It occurs to me that I should spend some time talking about my relationship with one of my abusers. My first boyfriend is not a part of my life and hasn’t been for a long time, but since the other abuser was my brother, obviously he is still a part of my life. Since I’m talking about my relationship with my brother, I might as well also talk about my relationship with my parents.
My feelings toward my brother are… complicated. Humans, as social animals, are hard wired to love members of their family group, but it’s also perfectly natural to hate those who harm us. In me, the love and the hate I have for my brother cancel each other out and I wind up feeling nothing. I don’t really interact with my brother any more than I absolutely have to and give him little more thought than you probably give to The Thing That Makes The Trash Go Away in your monkey sphere way of thought.
In a way, this makes me sad. I see others who have close relationships with their siblings and it makes me jealous. They have someone around their own age who was there for them for more or less their whole life and I don’t. Because of the way we moved around when I was little, I don’t even have any childhood friends. I am never going to know what it’s like to have the kind of relationship with someone that you can only have when you and your best friend grew up together and you both know that you’ll each fight for the other. I know that I have very good reasons why I don’t have that kind of relationship with my brother, but I still wish I could have it with someone.
I never told my parents what was happened to me while it was happening and I don’t really know why. It wasn’t out of fear; I never thought that things would get worse if I said anything. My best guess is that it never occurred to me to ask for help because my independent streak made me feel like I should handle my problems myself.
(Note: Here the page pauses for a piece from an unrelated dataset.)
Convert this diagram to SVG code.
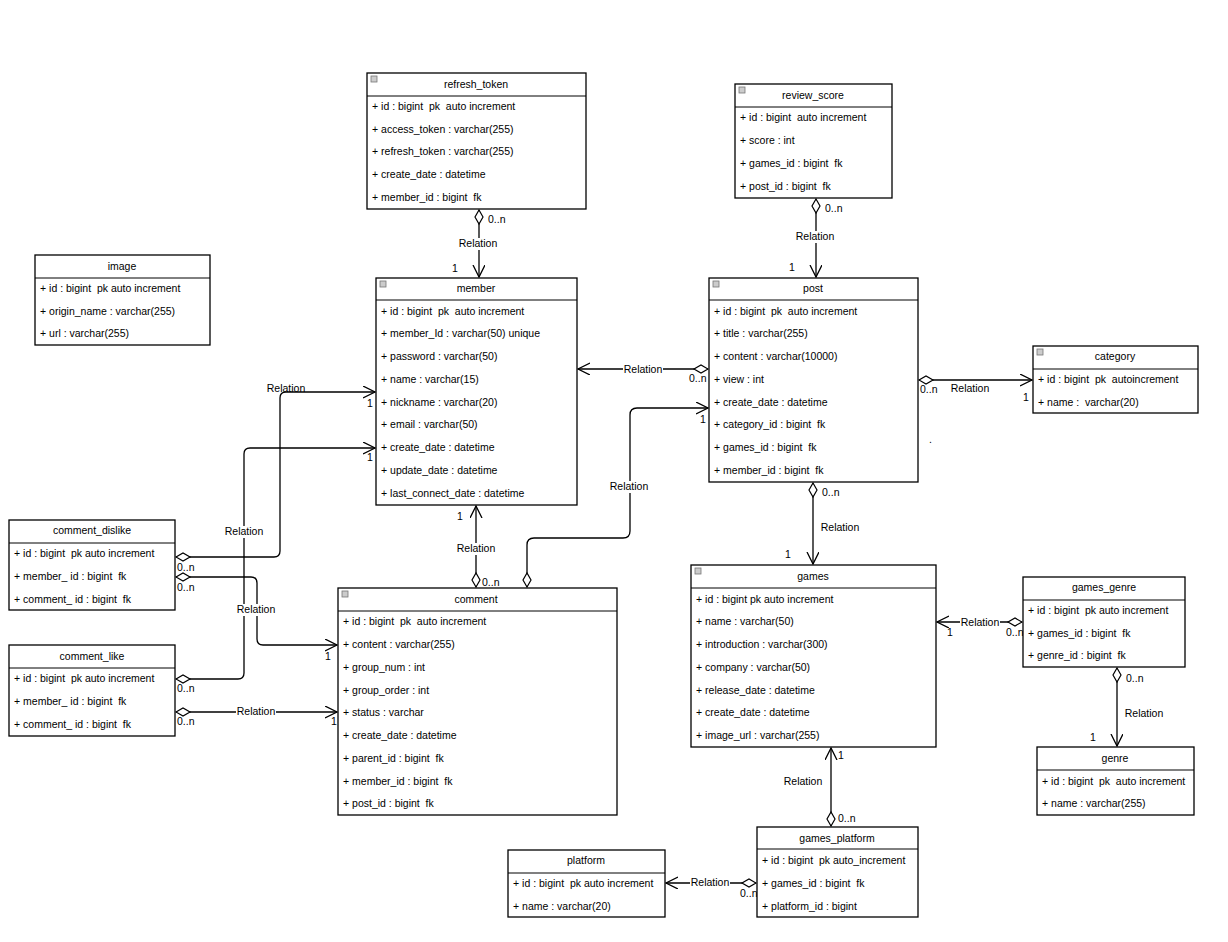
<svg xmlns="http://www.w3.org/2000/svg" width="1228" height="942" viewBox="0 0 1228 942">
<style>
text{font-family:"Liberation Sans",Arial,sans-serif;font-size:10.5px;fill:#000;white-space:pre}
.t{text-anchor:middle}
.b{fill:#fff;stroke:#000;stroke-width:1.3}
.h{stroke:#000;stroke-width:1}
.i{fill:#ccc;stroke:#777;stroke-width:0.8}
.c{fill:none;stroke:#000;stroke-width:1.3}
.lb{fill:#fff}
</style>
<defs>
<marker id="ar" markerWidth="14" markerHeight="14" refX="12" refY="6" orient="auto" markerUnits="userSpaceOnUse"><path d="M0,0 L12,6 L0,12" fill="none" stroke="#000" stroke-width="1.3"/></marker>
<marker id="dm" markerWidth="18" markerHeight="10" refX="1" refY="5" orient="auto" markerUnits="userSpaceOnUse"><path d="M1,5 L8,1 L15,5 L8,9 Z" fill="#fff" stroke="#000" stroke-width="1.2"/></marker>
</defs>
<rect width="1228" height="942" fill="#fff"/>

<g id="connectors">
<path class="c" d="M479,210 V277" marker-start="url(#dm)" marker-end="url(#ar)"/>
<path class="c" d="M816,199 V277" marker-start="url(#dm)" marker-end="url(#ar)"/>
<path class="c" d="M708,369 H578" marker-start="url(#dm)" marker-end="url(#ar)"/>
<path class="c" d="M919,380 H1032" marker-start="url(#dm)" marker-end="url(#ar)"/>
<path class="c" d="M813,483 V564" marker-start="url(#dm)" marker-end="url(#ar)"/>
<path class="c" d="M476,587 V506" marker-start="url(#dm)" marker-end="url(#ar)"/>
<path class="c" d="M527,587 V545 Q527,538 534,538 H623 Q630,538 630,531 V415 Q630,408 637,408 H708" marker-start="url(#dm)" marker-end="url(#ar)"/>
<path class="c" d="M176,557 H274 Q280,557 280,551 V398 Q280,392 286,392 H375" marker-start="url(#dm)" marker-end="url(#ar)"/>
<path class="c" d="M176,679 H238 Q244,679 244,673 V454 Q244,448 250,448 H375" marker-start="url(#dm)" marker-end="url(#ar)"/>
<path class="c" d="M176,577 H251 Q257,577 257,583 V639 Q257,645 263,645 H337" marker-start="url(#dm)" marker-end="url(#ar)"/>
<path class="c" d="M176,712 H337" marker-start="url(#dm)" marker-end="url(#ar)"/>
<path class="c" d="M1022,622 H937" marker-start="url(#dm)" marker-end="url(#ar)"/>
<path class="c" d="M1117,668 V746" marker-start="url(#dm)" marker-end="url(#ar)"/>
<path class="c" d="M831,826 V748" marker-start="url(#dm)" marker-end="url(#ar)"/>
<path class="c" d="M756,883 H666" marker-start="url(#dm)" marker-end="url(#ar)"/>
<g>
<rect class="lb" x="458" y="238" width="40" height="12"/><text class="t" x="478" y="247">Relation</text>
<text x="488" y="223">0..n</text><text x="452" y="272">1</text>
<rect class="lb" x="795" y="231" width="40" height="12"/><text class="t" x="815" y="240">Relation</text>
<text x="825" y="212">0..n</text><text x="789" y="271">1</text>
<rect class="lb" x="623" y="364" width="40" height="12"/><text class="t" x="643" y="373">Relation</text>
<text x="571" y="383">1</text><text x="689" y="382">0..n</text>
<rect class="lb" x="950" y="383" width="40" height="12"/><text class="t" x="970" y="392">Relation</text>
<text x="920" y="393">0..n</text><text x="1023" y="401">1</text>
<rect class="lb" x="820" y="522" width="40" height="12"/><text class="t" x="840" y="531">Relation</text>
<text x="822" y="496">0..n</text><text x="785" y="558">1</text>
<rect class="lb" x="456" y="543" width="40" height="12"/><text class="t" x="476" y="552">Relation</text>
<text x="482" y="586">0..n</text><text x="457" y="520">1</text>
<rect class="lb" x="609" y="481" width="40" height="12"/><text class="t" x="629" y="490">Relation</text>
<text x="528" y="601">0..n</text><text x="700" y="423">1</text>
<text class="t" x="286" y="392">Relation</text><text x="367" y="407">1</text>
<rect class="lb" x="224" y="526" width="40" height="12"/><text class="t" x="244" y="535">Relation</text><text x="367" y="461">1</text>
<rect class="lb" x="236" y="604" width="40" height="12"/><text class="t" x="256" y="613">Relation</text><text x="325" y="660">1</text>
<text x="177" y="571">0..n</text><text x="177" y="591">0..n</text>
<text x="177" y="692">0..n</text><text x="177" y="725">0..n</text>
<rect class="lb" x="236" y="706" width="40" height="12"/><text class="t" x="256" y="715">Relation</text><text x="331" y="725">1</text>
<rect class="lb" x="960" y="617" width="40" height="12"/><text class="t" x="980" y="626">Relation</text>
<text x="947" y="636">1</text><text x="1006" y="636">0..n</text>
<rect class="lb" x="1124" y="708" width="40" height="12"/><text class="t" x="1144" y="717">Relation</text>
<text x="1126" y="682">0..n</text><text x="1090" y="741">1</text>
<rect class="lb" x="783" y="776" width="40" height="12"/><text class="t" x="803" y="785">Relation</text>
<text x="838" y="822">0..n</text><text x="838" y="759">1</text>
<rect class="lb" x="690" y="877" width="40" height="12"/><text class="t" x="710" y="886">Relation</text>
<text x="657" y="896">1</text><text x="740" y="897">0..n</text>
<text x="929" y="443">.</text>
</g>
</g>

<g id="refresh_token"><rect class="b" x="367" y="73" width="219" height="136"/><line class="h" x1="367" y1="96" x2="586" y2="96"/><rect class="i" x="371" y="76" width="6" height="6"/>
<text class="t" x="476" y="88">refresh_token</text>
<text x="372" y="110">+ id : bigint  pk  auto increment</text><text x="372" y="133">+ access_token : varchar(255)</text><text x="372" y="155">+ refresh_token : varchar(255)</text><text x="372" y="178">+ create_date : datetime</text><text x="372" y="201">+ member_id : bigint  fk</text></g>

<g id="review_score"><rect class="b" x="735" y="84" width="157" height="114"/><line class="h" x1="735" y1="107" x2="892" y2="107"/><rect class="i" x="739" y="87" width="6" height="6"/>
<text class="t" x="813" y="99">review_score</text>
<text x="740" y="121">+ id : bigint  auto increment</text><text x="740" y="144">+ score : int</text><text x="740" y="167">+ games_id : bigint  fk</text><text x="740" y="190">+ post_id : bigint  fk</text></g>

<g id="image"><rect class="b" x="35" y="255" width="175" height="90"/><line class="h" x1="35" y1="278" x2="210" y2="278"/>
<text class="t" x="122" y="270">image</text>
<text x="40" y="292">+ id : bigint  pk auto increment</text><text x="40" y="315">+ origin_name : varchar(255)</text><text x="40" y="337">+ url : varchar(255)</text></g>

<g id="member"><rect class="b" x="376" y="278" width="201" height="227"/><line class="h" x1="376" y1="300" x2="577" y2="300"/><rect class="i" x="380" y="281" width="6" height="6"/>
<text class="t" x="476" y="292">member</text>
<text x="381" y="315">+ id : bigint  pk  auto increment</text><text x="381" y="337">+ member_Id : varchar(50) unique</text><text x="381" y="360">+ password : varchar(50)</text><text x="381" y="383">+ name : varchar(15)</text><text x="381" y="406">+ nickname : varchar(20)</text><text x="381" y="428">+ email : varchar(50)</text><text x="381" y="451">+ create_date : datetime</text><text x="381" y="474">+ update_date : datetime</text><text x="381" y="497">+ last_connect_date : datetime</text></g>

<g id="post"><rect class="b" x="709" y="278" width="209" height="204"/><line class="h" x1="709" y1="300" x2="918" y2="300"/><rect class="i" x="713" y="281" width="6" height="6"/>
<text class="t" x="813" y="292">post</text>
<text x="714" y="315">+ id : bigint  pk  auto increment</text><text x="714" y="337">+ title : varchar(255)</text><text x="714" y="360">+ content : varchar(10000)</text><text x="714" y="383">+ view : int</text><text x="714" y="406">+ create_date : datetime</text><text x="714" y="428">+ category_id : bigint  fk</text><text x="714" y="451">+ games_id : bigint  fk</text><text x="714" y="474">+ member_id : bigint  fk</text></g>

<g id="category"><rect class="b" x="1033" y="346" width="165" height="67"/><line class="h" x1="1033" y1="369" x2="1198" y2="369"/><rect class="i" x="1037" y="349" width="6" height="6"/>
<text class="t" x="1115" y="360">category</text>
<text x="1038" y="383">+ id : bigint  pk  autoincrement</text><text x="1038" y="406">+ name :  varchar(20)</text></g>

<g id="comment_dislike"><rect class="b" x="9" y="520" width="166" height="90"/><line class="h" x1="9" y1="543" x2="175" y2="543"/>
<text class="t" x="92" y="534">comment_dislike</text>
<text x="14" y="557">+ id : bigint  pk auto increment</text><text x="14" y="580">+ member_ id : bigint  fk</text><text x="14" y="603">+ comment_ id : bigint  fk</text></g>

<g id="comment_like"><rect class="b" x="9" y="645" width="166" height="91"/><line class="h" x1="9" y1="668" x2="175" y2="668"/>
<text class="t" x="92" y="660">comment_like</text>
<text x="14" y="682">+ id : bigint  pk auto increment</text><text x="14" y="705">+ member_ id : bigint  fk</text><text x="14" y="728">+ comment_ id : bigint  fk</text></g>

<g id="comment"><rect class="b" x="338" y="588" width="279" height="227"/><line class="h" x1="338" y1="611" x2="617" y2="611"/><rect class="i" x="342" y="591" width="6" height="6"/>
<text class="t" x="476" y="603">comment</text>
<text x="343" y="625">+ id : bigint  pk  auto increment</text><text x="343" y="648">+ content : varchar(255)</text><text x="343" y="671">+ group_num : int</text><text x="343" y="694">+ group_order : int</text><text x="343" y="716">+ status : varchar</text><text x="343" y="739">+ create_date : datetime</text><text x="343" y="762">+ parent_id : bigint  fk</text><text x="343" y="785">+ member_id : bigint  fk</text><text x="343" y="807">+ post_id : bigint  fk</text></g>

<g id="games"><rect class="b" x="691" y="565" width="245" height="182"/><line class="h" x1="691" y1="588" x2="936" y2="588"/><rect class="i" x="695" y="568" width="6" height="6"/>
<text class="t" x="813" y="580">games</text>
<text x="696" y="603">+ id : bigint pk auto increment</text><text x="696" y="625">+ name : varchar(50)</text><text x="696" y="648">+ introduction : varchar(300)</text><text x="696" y="671">+ company : varchar(50)</text><text x="696" y="694">+ release_date : datetime</text><text x="696" y="716">+ create_date : datetime</text><text x="696" y="739">+ image_url : varchar(255)</text></g>

<g id="games_genre"><rect class="b" x="1023" y="577" width="162" height="90"/><line class="h" x1="1023" y1="600" x2="1185" y2="600"/>
<text class="t" x="1104" y="591">games_genre</text>
<text x="1028" y="614">+ id : bigint  pk auto increment</text><text x="1028" y="637">+ games_id : bigint  fk</text><text x="1028" y="659">+ genre_id : bigint  fk</text></g>

<g id="genre"><rect class="b" x="1037" y="747" width="157" height="68"/><line class="h" x1="1037" y1="770" x2="1194" y2="770"/>
<text class="t" x="1115" y="762">genre</text>
<text x="1042" y="785">+ id : bigint  pk  auto increment</text><text x="1042" y="807">+ name : varchar(255)</text></g>

<g id="games_platform"><rect class="b" x="757" y="827" width="161" height="90"/><line class="h" x1="757" y1="849" x2="918" y2="849"/>
<text class="t" x="837" y="842">games_platform</text>
<text x="762" y="864">+ id : bigint  pk auto_increment</text><text x="762" y="887">+ games_id : bigint  fk</text><text x="762" y="910">+ platform_id : bigint</text></g>

<g id="platform"><rect class="b" x="508" y="850" width="157" height="67"/><line class="h" x1="508" y1="873" x2="665" y2="873"/>
<text class="t" x="586" y="864">platform</text>
<text x="513" y="887">+ id : bigint  pk auto increment</text><text x="513" y="910">+ name : varchar(20)</text></g>
</svg>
And when it was over, I made the conscious decision not to tell my parents what happened because their relationship with my brother was strained for many years and I didn’t want to make it worse.
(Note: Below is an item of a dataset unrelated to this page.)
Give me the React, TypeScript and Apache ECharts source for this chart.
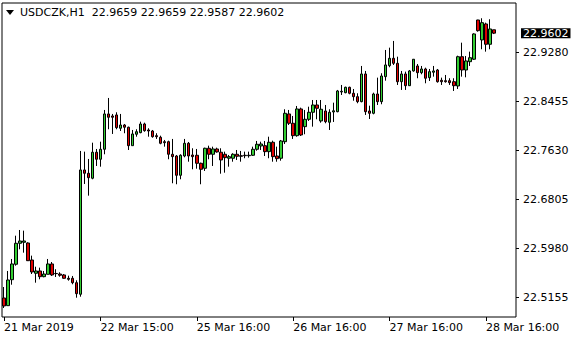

Then, on day after my dad’s sister had just left from a week-long visit, I was in the car with my mom and she was telling me about things she’d learned from my aunt about my dad’s childhood during the visit. Apparently, a lot of horrible things happened to my dad when he was little that he still can’t talk about and as I sat there listening to the things that had happened to him and his sisters, I finally gave in to the urge to confess what had happened to me. My mother shut down for half the day after that.
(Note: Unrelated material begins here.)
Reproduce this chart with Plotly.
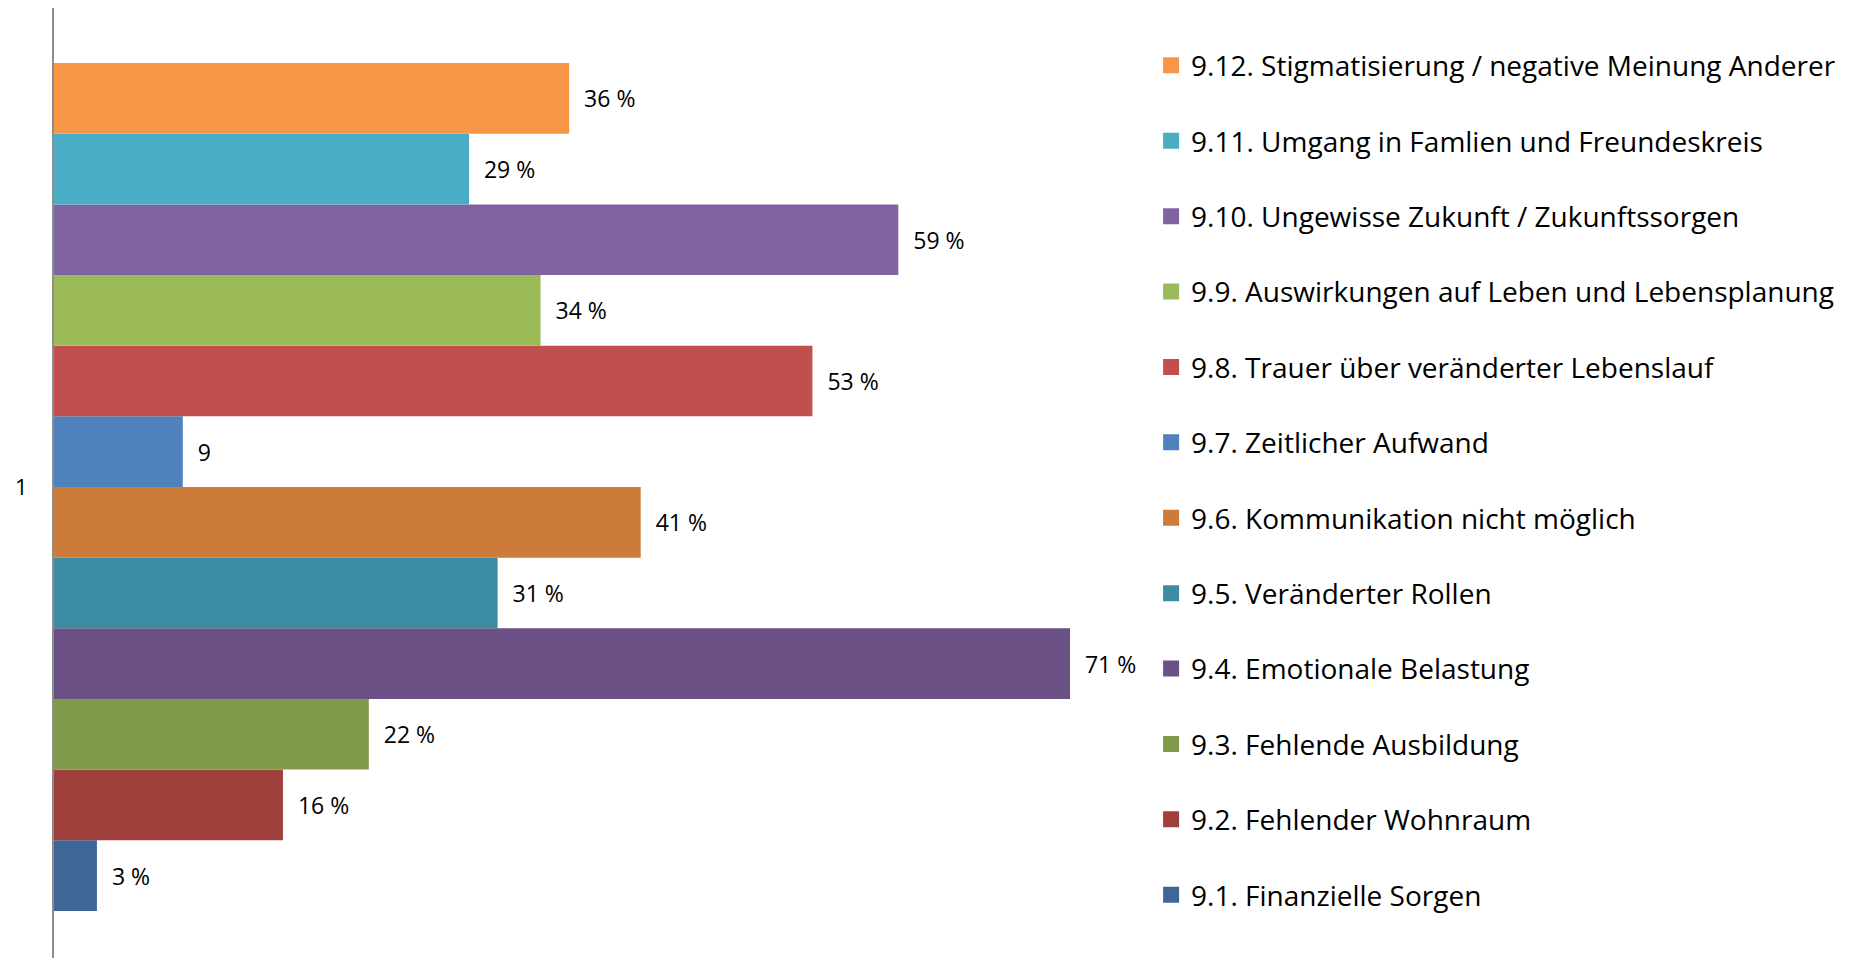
import plotly.graph_objects as go

categories = ["1"]
series_names = [
    "9.1. Finanzielle Sorgen",
    "9.2. Fehlender Wohnraum",
    "9.3. Fehlende Ausbildung",
    "9.4. Emotionale Belastung",
    "9.5. Veränderter Rollen",
    "9.6. Kommunikation nicht möglich",
    "9.7. Zeitlicher Aufwand",
    "9.8. Trauer über veränderter Lebenslauf",
    "9.9. Auswirkungen auf Leben und Lebensplanung",
    "9.10. Ungewisse Zukunft / Zukunftssorgen",
    "9.11. Umgang in Famlien und Freundeskreis",
    "9.12. Stigmatisierung / negative Meinung Anderer",
]
values = [3, 16, 22, 71, 31, 41, 9, 53, 34, 59, 29, 36]
value_labels = ["3 %", "16 %", "22 %", "71 %", "31 %", "41 %", "9",
                "53 %", "34 %", "59 %", "29 %", "36 %"]
colors = ["#3E6797", "#9E3F3C", "#7F9A48", "#6A5084", "#3C8DA3", "#CC7B38",
          "#4F81BD", "#C0504D", "#9BBB59", "#8064A2", "#4BACC6", "#F79646"]

fig = go.Figure()
n = len(series_names)
for i, (name, val, lab, col) in enumerate(zip(series_names, values, value_labels, colors)):
    fig.add_trace(go.Bar(
        y=categories,
        x=[val],
        orientation='h',
        name=name,
        legendgroup=name,
        showlegend=False,
        marker=dict(color=col, line=dict(width=0)),
        text=["\u00a0\u00a0" + lab],
        textposition='outside',
        constraintext='none',
        cliponaxis=False,
        textfont=dict(family="Open Sans", size=23, color="#000000"),
    ))
    # legend entry with a bigger square swatch
    fig.add_trace(go.Scatter(
        x=[None], y=[None],
        mode='markers',
        name=name,
        legendgroup=name,
        legendrank=n - i,
        marker=dict(symbol='square', size=16, color=col, line=dict(width=0)),
        hoverinfo='skip',
    ))

fig.update_layout(
    width=1854,
    height=958,
    barmode='group',
    bargap=0.115,
    bargroupgap=0,
    plot_bgcolor='white',
    paper_bgcolor='white',
    margin=dict(l=46, r=0, t=0, b=0),
    font=dict(family="Open Sans", color="#000000"),
    showlegend=True,
    legend=dict(
        traceorder='grouped',
        x=0.6068, xanchor='left',
        y=0.9659, yanchor='top',
        font=dict(family="Open Sans", size=28, color="#000000"),
        tracegroupgap=36,
        itemwidth=30,
        bgcolor='rgba(0,0,0,0)',
    ),
)

fig.update_xaxes(
    domain=[0, 0.6],
    range=[0, 1808 * 0.6 / 14.31],
    showgrid=False,
    zeroline=False,
    showticklabels=False,
    showline=False,
)
fig.update_yaxes(
    type='category',
    range=[-0.5, 0.5],
    automargin=False,
    showgrid=False,
    showline=True,
    linecolor='#8c8c8c',
    linewidth=2,
    ticks='',
    ticklabelstandoff=20,
    tickfont=dict(family="Open Sans", size=22, color="#000000"),
)

fig.write_html("out.html")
When she was able to talk to me about it again, she said she didn’t know how to process the information and blamed herself for not noticing it even though she was a stay-at-home mom. I told her that I don’t blame her for not noticing what was happening because I never said anything. I know that it’s very easy to miss problems like that, especially when you’re too close to them; it’s like looking at an pointillist painting, if you stand too close, all you can see is a bunch of little dots, you have to stand back to see the whole picture. That’s actually one of my greatest fears for the future. I’m afraid that when I have children, history will repeat itself and I won’t see it happening either. On the other hand, I’m also afraid that my experience will make me overprotective of my children and I’ll wind up smothering them.
Anyway, my mom and I discussed it and we decided not to tell my father what happened to me. We both feel that he would not be able to handle the knowledge. I’m not particularly close with my father in part due to the fact that he was frequently away because of his job in the military. But he also has a terrible temper that makes it hard to get close to him. Unfortunately, I inherited his temper, but luckily, it takes a lot more to set me off than it does my father.